The evaluation of the Actor network’s loss curve showed that, in the first 3500 episodes, the loss curve exhibited a significant downward trend. Around episode 5700, a sharp drop occurred, but it stabilized afterward, suggesting that the network was continuously learning and improving. As training progressed, this volatility persisted, with some noticeable spikes, indicating that the model was constantly adjusting its policy to adapt to changes in the environment. After episode 8000, the loss value gradually stabilized, and the network began to converge, with the convergence speed becoming more stable.

4.2. Verification Simulation

After completing the training, the trained model was saved for subsequent evaluation. The test results for the PER-SAC algorithm were designed for single-objective, multi-objective, and special route scenarios. The initial position of the ship in the simulation was set to (−80,−80), with an initial heading angle of 45°.

Simulation Experiment 1: The straight-line and zigzag trajectories were designed to observe the controller’s tracking performance and response to sharp angle changes. The trajectory coordinates were [(−80,−80), (80,80)] for the straight line and [(−80,−80), (−40,0), (0,0), (40,−80), (80,80)] for the zigzag pattern, with all units in meters, The result is shown in Figure 11.

From the tracking results of the two trajectories, it can be seen that the ship was able to complete the trajectory tracking task within a certain error margin, proving the feasibility of the controller. Although there was a slight deviation in the path at the beginning, this was due to a 45-degree deviation between the ship’s heading and the preset path direction, which aligned with the ship’s motion dynamics. The ship exhibited error fluctuations at the corners, which were consistent with the dynamic constraints of the USV. From the heading error tracking chart, it is evident that the ship can essentially achieve the desired heading angle with minimal error. The error fluctuations corresponded to specific steps, indicating that the fluctuations occurred at the USV’s starting point and path turning points, which were consistent with the dynamic constraints, and the error quickly converged to zero.
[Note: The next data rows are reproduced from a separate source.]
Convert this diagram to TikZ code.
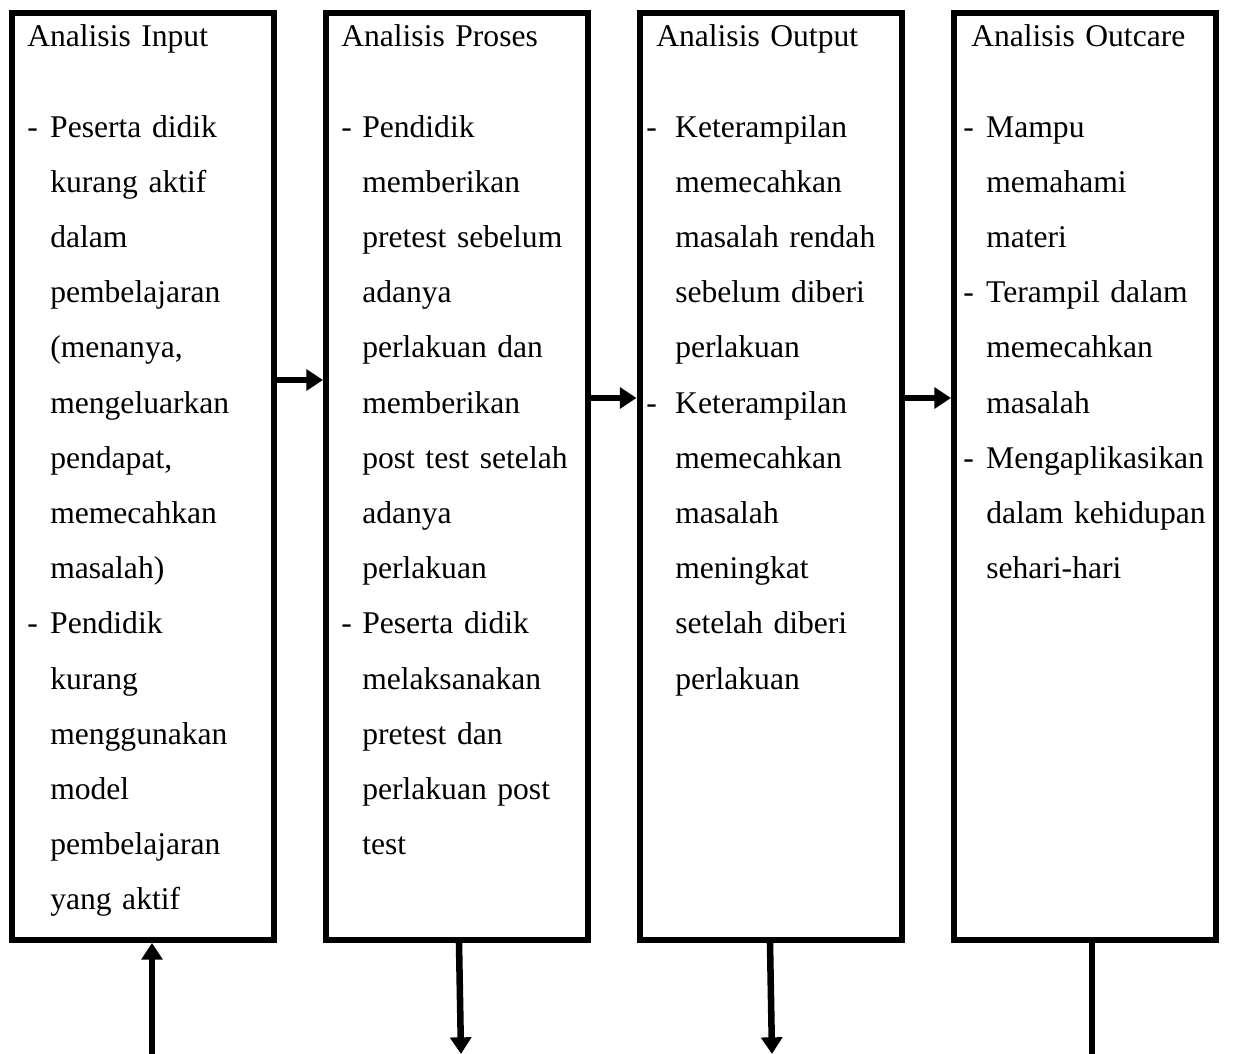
\documentclass[tikz,border=0pt]{standalone}
\usepackage{fontspec}
\setmainfont{Liberation Serif}
\usetikzlibrary{arrows.meta}
\newlength\ind
\newcommand\Dd{\makebox[\ind][l]{-}}
\newcommand\Ii{\hspace*{\ind}}
\begin{document}
\begin{tikzpicture}[x=0.75pt,y=-0.75pt,
 box/.style={draw,line width=4.5pt,rectangle,inner sep=0pt,minimum width=196.5pt,minimum height=695.25pt},
 txt/.style={anchor=base west,inner sep=0pt,text width=190pt,align=left,font=\fontsize{23.7pt}{41.4pt}\selectfont},
 arr/.style={line width=4.9pt,-{Triangle[length=12.5pt,width=15.5pt]}},
 plainline/.style={line width=4.9pt}]
\useasboundingbox (0,0) rectangle (1233,1054);
\node[box] (b1) at (142.5,476.5) {};
\node[box] (b2) at (457,476.5) {};
\node[box] (b3) at (770.5,476.5) {};
\node[box] (b4) at (1085,476.5) {};
% texts
\node[txt] (t1) at (27,46) {\setlength\ind{17.25pt}Analisis Input\\[26.85pt]
\Dd Peserta didik\\ \Ii kurang aktif\\ \Ii dalam\\ \Ii pembelajaran\\ \Ii (menanya,\\ \Ii mengeluarkan\\ \Ii pendapat,\\ \Ii memecahkan\\ \Ii masalah)\\
\Dd Pendidik\\ \Ii kurang\\ \Ii menggunakan\\ \Ii model\\ \Ii pembelajaran\\ \Ii yang aktif};
\node[txt] (t2) at (341,46) {\setlength\ind{15.75pt}Analisis Proses\\[26.85pt]
\Dd Pendidik\\ \Ii memberikan\\ \Ii pretest sebelum\\ \Ii adanya\\ \Ii perlakuan dan\\ \Ii memberikan\\ \Ii post test setelah\\ \Ii adanya\\ \Ii perlakuan\\
\Dd Peserta didik\\ \Ii melaksanakan\\ \Ii pretest dan\\ \Ii perlakuan post\\ \Ii test};
\node[txt] (t3) at (646,46) {\setlength\ind{21.75pt}\hspace*{7.5pt}Analisis Output\\[26.85pt]
\Dd Keterampilan\\ \Ii memecahkan\\ \Ii masalah rendah\\ \Ii sebelum diberi\\ \Ii perlakuan\\
\Dd Keterampilan\\ \Ii memecahkan\\ \Ii masalah\\ \Ii meningkat\\ \Ii setelah diberi\\ \Ii perlakuan};
\node[txt] (t4) at (963,46) {\setlength\ind{17.25pt}\hspace*{6pt}Analisis Outcare\\[26.85pt]
\Dd Mampu\\ \Ii memahami\\ \Ii materi\\
\Dd Terampil dalam\\ \Ii memecahkan\\ \Ii masalah\\
\Dd Mengaplikasikan\\ \Ii dalam kehidupan\\ \Ii sehari-hari};
% helper coordinates
\coordinate (ya) at (0,380);
\coordinate (yb) at (0,398);
\coordinate (in1) at (152,1054);
\coordinate (o2a) at (459,0);
\coordinate (o2) at (461,1054);
\coordinate (o3a) at (770,0);
\coordinate (o3) at (772,1054);
\coordinate (o4a) at (1092,0);
\coordinate (o4) at (1092,1054);
% connectors
\draw[arr] (b1.east |- ya) -- (b2.west |- ya);
\draw[arr] (b2.east |- yb) -- (b3.west |- yb);
\draw[arr] (b3.east |- yb) -- (b4.west |- yb);
\draw[arr] (in1) -- (in1 |- b1.south);
\draw[arr] (o2a |- b2.south) -- (o2);
\draw[arr] (o3a |- b3.south) -- (o3);
\draw[plainline] (o4a |- b4.south) -- (o4);
\end{tikzpicture}
\end{document}
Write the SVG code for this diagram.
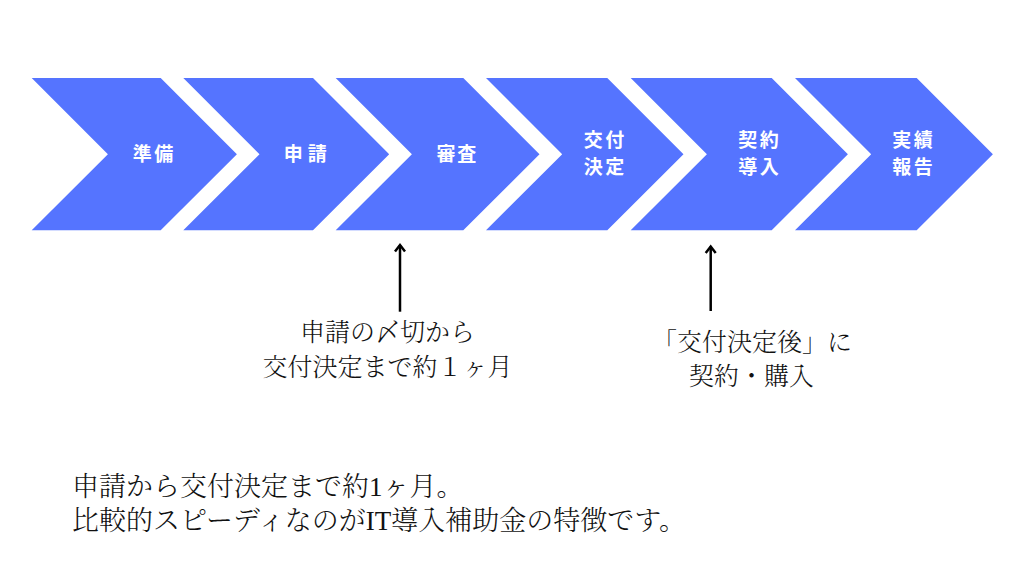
<svg xmlns="http://www.w3.org/2000/svg" width="1024" height="576" viewBox="0 0 1024 576">
<style>
.chev{fill:#5574FF;}
.lbl{font-family:"Noto Sans CJK JP","Noto Sans",sans-serif;font-weight:700;font-size:19px;fill:#FFFFFF;text-anchor:middle;letter-spacing:2.5px;}
.note{font-family:"Liberation Serif","Noto Serif CJK JP","Noto Sans CJK JP",serif;font-weight:300;font-size:25px;fill:#111111;text-anchor:middle;}
.body{font-family:"Liberation Serif","Noto Serif CJK JP","Noto Sans CJK JP",serif;font-weight:300;font-size:27px;fill:#111111;}
.conn{stroke:#000000;stroke-width:2.5;fill:none;}
.head{stroke:#000000;stroke-width:2.5;fill:none;stroke-linejoin:miter;stroke-linecap:butt;}
</style>
<rect x="0" y="0" width="1024" height="576" fill="#FFFFFF"/>
<g id="node-junbi">
<polygon class="chev" points="31.7,78 160.7,78 236.9,154.2 160.7,230.3 31.7,230.3 107.9,154.2"/>
<text class="lbl" x="154.2" y="160.5">準備</text>
</g>
<g id="node-shinsei">
<polygon class="chev" points="183.3,78 313,78 389.2,154.2 313,230.3 183.3,230.3 259.5,154.2"/>
<text class="lbl" x="307.8" y="160.5" style="letter-spacing:5px">申請</text>
</g>
<g id="node-shinsa">
<polygon class="chev" points="335.7,78 463.3,78 539.5,154.2 463.3,230.3 335.7,230.3 411.9,154.2"/>
<text class="lbl" x="457.3" y="160.5" style="letter-spacing:1.8px">審査</text>
</g>
<g id="node-kofu">
<polygon class="chev" points="486,78 607.3,78 683.5,154.2 607.3,230.3 486,230.3 562.2,154.2"/>
<text class="lbl" x="605.2" y="147.2">交付</text>
<text class="lbl" x="605.2" y="174.2">決定</text>
</g>
<g id="node-keiyaku">
<polygon class="chev" points="630.7,78 771.7,78 847.9,154.2 771.7,230.3 630.7,230.3 706.9,154.2"/>
<text class="lbl" x="759.8" y="147.2">契約</text>
<text class="lbl" x="759.8" y="174.2">導入</text>
</g>
<g id="node-jisseki">
<polygon class="chev" points="795,78 916.7,78 992.9,154.2 916.7,230.3 795,230.3 871.2,154.2"/>
<text class="lbl" x="913.8" y="147.2">実績</text>
<text class="lbl" x="913.8" y="174.2">報告</text>
</g>
<g id="connectors">
<line class="conn" x1="400" y1="311.7" x2="400" y2="245"/>
<polyline class="head" points="395,251.5 400,245 405,251.5"/>
<line class="conn" x1="710.7" y1="311" x2="710.7" y2="246.5"/>
<polyline class="head" points="705.7,253 710.7,246.5 715.7,253"/>
</g>
<g id="note-shinsa">
<text class="note" x="387.5" y="341">申請の〆切から</text>
<text class="note" x="387.5" y="375.5">交付決定まで約１ヶ月</text>
</g>
<g id="note-keiyaku">
<text class="note" x="752" y="351">「交付決定後」に</text>
<text class="note" x="751.5" y="385">契約・購入</text>
</g>
<g id="summary">
<text class="body" x="72" y="496">申請から交付決定まで約1ヶ月。</text>
<text class="body" x="72" y="529.5">比較的スピーディなのがIT導入補助金の特徴です。</text>
</g>
</svg>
Simulation Experiment 2: To simulate the trajectory of a traditional vessel, the designed trajectory points were (−80,−80), (−50,−50), (−30,50), (30,50), (50,−50) and (−80,−80), (−30,−20), (−30,60), (40,10), (80,80). The tracking performance and result are shown in Figure 12.

From the test results and the error table, it can be concluded that, similar to the verification results in Experiment 1, the USV, based on the execution strategy trained in this paper, was able to follow the curved path effectively. Although the USV experienced slight yaw, and there were changes in motion parameters at the start and end points of the path, it quickly returned to the target instructions and the target path. The control error was within an acceptable range.
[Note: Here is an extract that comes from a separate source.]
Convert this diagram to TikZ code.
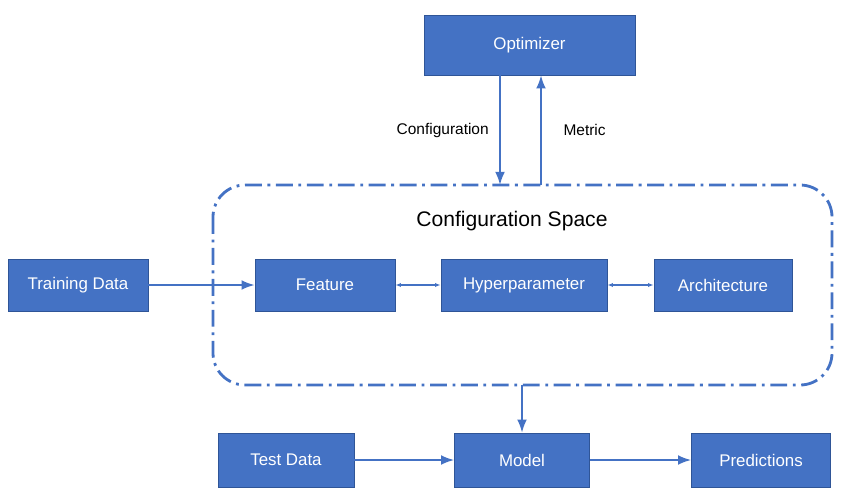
\documentclass[tikz,border=0pt]{standalone}
\usepackage{fontspec}
\setmainfont{Liberation Sans}
\usetikzlibrary{arrows.meta}
\definecolor{boxblue}{HTML}{4472C4}
\definecolor{edgeblue}{HTML}{2F5597}
\tikzset{every node/.style={align=center}, >=Latex,
  blk/.style={draw=edgeblue, fill=boxblue, text=white, minimum height=1.3cm, font=\fontsize{12}{14}\selectfont, inner sep=0pt},
  lnk/.style={->, draw=boxblue, line width=1.4pt},
  dbl/.style={{Latex[length=4pt]}-{Latex[length=4pt]}, draw=boxblue, line width=0.8pt}}
\begin{document}
\begin{tikzpicture}[x=0.025cm,y=-0.025cm]
  \useasboundingbox (0,0) rectangle (862,502);
  \draw[boxblue, line width=2pt, dash pattern=on 12pt off 4pt on 2pt off 4pt, rounded corners=0.8cm] (213,185) rectangle (832,385);
  \node[font=\fontsize{15}{18}\selectfont] (space) at (512,221) {Configuration Space};
  \node [blk, minimum width=5.275cm, minimum height=1.5cm] (opt) at (529.5,45) {Optimizer};
  \node [blk, minimum width=3.5cm] (train) at (78,285) {Training Data};
  \node [blk, minimum width=3.5cm] (feat) at (325,285) {Feature};
  \node [blk, minimum width=4.15cm] (hyper) at (524,285) {Hyperparameter};
  \node [blk, minimum width=3.45cm] (arch) at (723,285) {Architecture};
  \node [blk, minimum width=3.4cm, minimum height=1.35cm] (test) at (286,460) {Test Data};
  \node [blk, minimum width=3.375cm, minimum height=1.35cm] (model) at (522,460) {Model};
  \node [blk, minimum width=3.475cm, minimum height=1.35cm] (pred) at (761,460) {Predictions};
  \coordinate (cin) at (500,185);
  \coordinate (cout) at (541,185);
  \coordinate (sbot) at (522,385);
  \draw[lnk] (opt.south -| cin) -- node[left=4pt, font=\fontsize{11}{13}\selectfont] {Configuration} (cin);
  \draw[lnk] (cout) -- node[right=12pt, font=\fontsize{11}{13}\selectfont] {Metric} (opt.south -| cout);
  \draw[lnk] (train) -- (feat);
  \draw[dbl] (feat) -- (hyper);
  \draw[dbl] (hyper) -- (arch);
  \draw[lnk] (sbot) -- (model);
  \draw[lnk] (test) -- (model);
  \draw[lnk] (model) -- (pred);
\end{tikzpicture}
\end{document}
4.3. Characteristic Water Area Simulation

To validate the performance of the controller in different actual water environments, it was tested in various scenarios. The wide-area water search experiment simulated the ship’s trajectory tracking ability in vast and complex water regions, while also evaluating the controller’s path-following capability under simulated obstacle avoidance conditions. The river channel search traversal experiment, on the other hand, focused on narrow, constrained path tracking tasks, aiming to examine the performance of the control system in following a specific channel under high precision requirements. The experimental results are depicted in Figure 13, the yellow dashed line in Figure 13a represents the simulated water boundary.
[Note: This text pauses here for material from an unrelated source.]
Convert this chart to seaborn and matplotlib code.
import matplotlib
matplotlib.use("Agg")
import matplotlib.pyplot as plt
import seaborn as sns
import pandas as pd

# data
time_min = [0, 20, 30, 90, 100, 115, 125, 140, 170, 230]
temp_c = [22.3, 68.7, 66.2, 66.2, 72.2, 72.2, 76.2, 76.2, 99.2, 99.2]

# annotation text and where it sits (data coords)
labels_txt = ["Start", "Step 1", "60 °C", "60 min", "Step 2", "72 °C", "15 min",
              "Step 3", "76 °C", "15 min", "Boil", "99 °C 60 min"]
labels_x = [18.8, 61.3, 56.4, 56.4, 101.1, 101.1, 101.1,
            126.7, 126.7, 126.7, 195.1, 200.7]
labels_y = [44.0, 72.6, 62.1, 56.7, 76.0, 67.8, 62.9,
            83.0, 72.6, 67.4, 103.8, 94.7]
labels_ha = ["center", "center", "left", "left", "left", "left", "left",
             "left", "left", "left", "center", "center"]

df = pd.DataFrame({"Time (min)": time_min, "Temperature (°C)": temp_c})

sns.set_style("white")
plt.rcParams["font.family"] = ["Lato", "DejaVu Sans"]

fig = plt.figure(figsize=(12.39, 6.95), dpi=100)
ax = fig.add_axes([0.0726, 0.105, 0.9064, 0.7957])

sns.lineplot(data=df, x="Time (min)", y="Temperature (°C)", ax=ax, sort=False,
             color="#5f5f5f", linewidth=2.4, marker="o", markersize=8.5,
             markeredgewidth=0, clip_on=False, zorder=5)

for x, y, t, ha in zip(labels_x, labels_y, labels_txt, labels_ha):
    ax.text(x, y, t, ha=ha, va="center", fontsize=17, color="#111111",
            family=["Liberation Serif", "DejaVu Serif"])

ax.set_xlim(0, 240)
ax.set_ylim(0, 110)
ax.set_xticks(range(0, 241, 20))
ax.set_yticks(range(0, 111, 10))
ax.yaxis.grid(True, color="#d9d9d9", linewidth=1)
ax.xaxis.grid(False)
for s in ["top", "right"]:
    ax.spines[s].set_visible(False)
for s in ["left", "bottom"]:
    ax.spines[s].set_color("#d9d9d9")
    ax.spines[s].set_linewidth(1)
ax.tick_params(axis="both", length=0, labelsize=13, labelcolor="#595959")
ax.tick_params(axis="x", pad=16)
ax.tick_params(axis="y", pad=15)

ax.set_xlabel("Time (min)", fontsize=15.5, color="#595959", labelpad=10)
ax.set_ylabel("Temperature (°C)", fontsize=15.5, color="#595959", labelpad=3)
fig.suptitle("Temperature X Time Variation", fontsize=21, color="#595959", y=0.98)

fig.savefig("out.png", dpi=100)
Through the simulation analysis of the two classic paths mentioned above, it is clear that the vessel was able to complete the trajectory tracking task within a certain error margin, demonstrating the feasibility of this controller. In Figure 13a1,a2, by observing the ship’s path tracking simulation image, it can be seen that the vessel completed the trajectory control with a small error. Although there was some deviation at the trajectory switching points, it followed the laws of ship motion. Comparing the heading angle tracking graph, it is evident that the controller was still able to track the optimal heading in narrow water areas.

The river channel search traversal experiment was selected to simulate the ship’s rapid turning control when encountering obstacles. The vessel was able to quickly complete the turn and avoid obstacles. Even with the ship’s continuous sharp turns, it still completed the trajectory task within a certain level of precision.

In summary, the controller demonstrates excellent performance in both complex water regions and narrow channels. It effectively avoids obstacles and maintains heading, showing high precision and stability. These results provide strong validation for the controller’s performance in real-world applications.

5. Conclusions

This paper addressed the issues of long training periods and sparse rewards in the USV trajectory tracking task by designing a controller that integrates the Soft Actor–Critic algorithm and the prioritized experience replay strategy. Additionally, the reward function module was designed, and simulation comparison experiments were conducted. The main contributions are as follows:

• To tackle the problem of sparse rewards in the USV trajectory control task, the prioritized PER algorithm is introduced. This enhanced sample utilization and training stability, while also reducing the interaction cost between the agent and the environment.
• The reward module was designed with specific attention given to the formulation of reward components and tuning appropriate weight parameters. This helps promote a balance between exploration and exploitation, ensuring the stability and efficiency of the learning process. It also influences the convergence speed of the algorithm and the quality of the policy.
• The performance of the PER-SAC controller was compared with other reinforcement learning controllers in various aspects to validate the feasibility of the proposed controller.

The research showed that the PER-SAC controller, compared to other RL controllers, can improve training efficiency and achieve faster convergence of the policy. However, further research is still required, and work will be continued in the following aspects. In the training environment, the simulation used in this study was based on a static water body, without considering the impact of environmental factors such as wind, waves, and currents on the controller. Additionally, due to certain constraints, no experimental validation in real-world water bodies was conducted in this study. Conducting field experiments in real water environments is crucial for improving the algorithm and validating the model. In future work, we will account for external uncertain environmental disturbances, design a more robust controller with stronger anti-disturbance capabilities, and conduct experiments in real water bodies.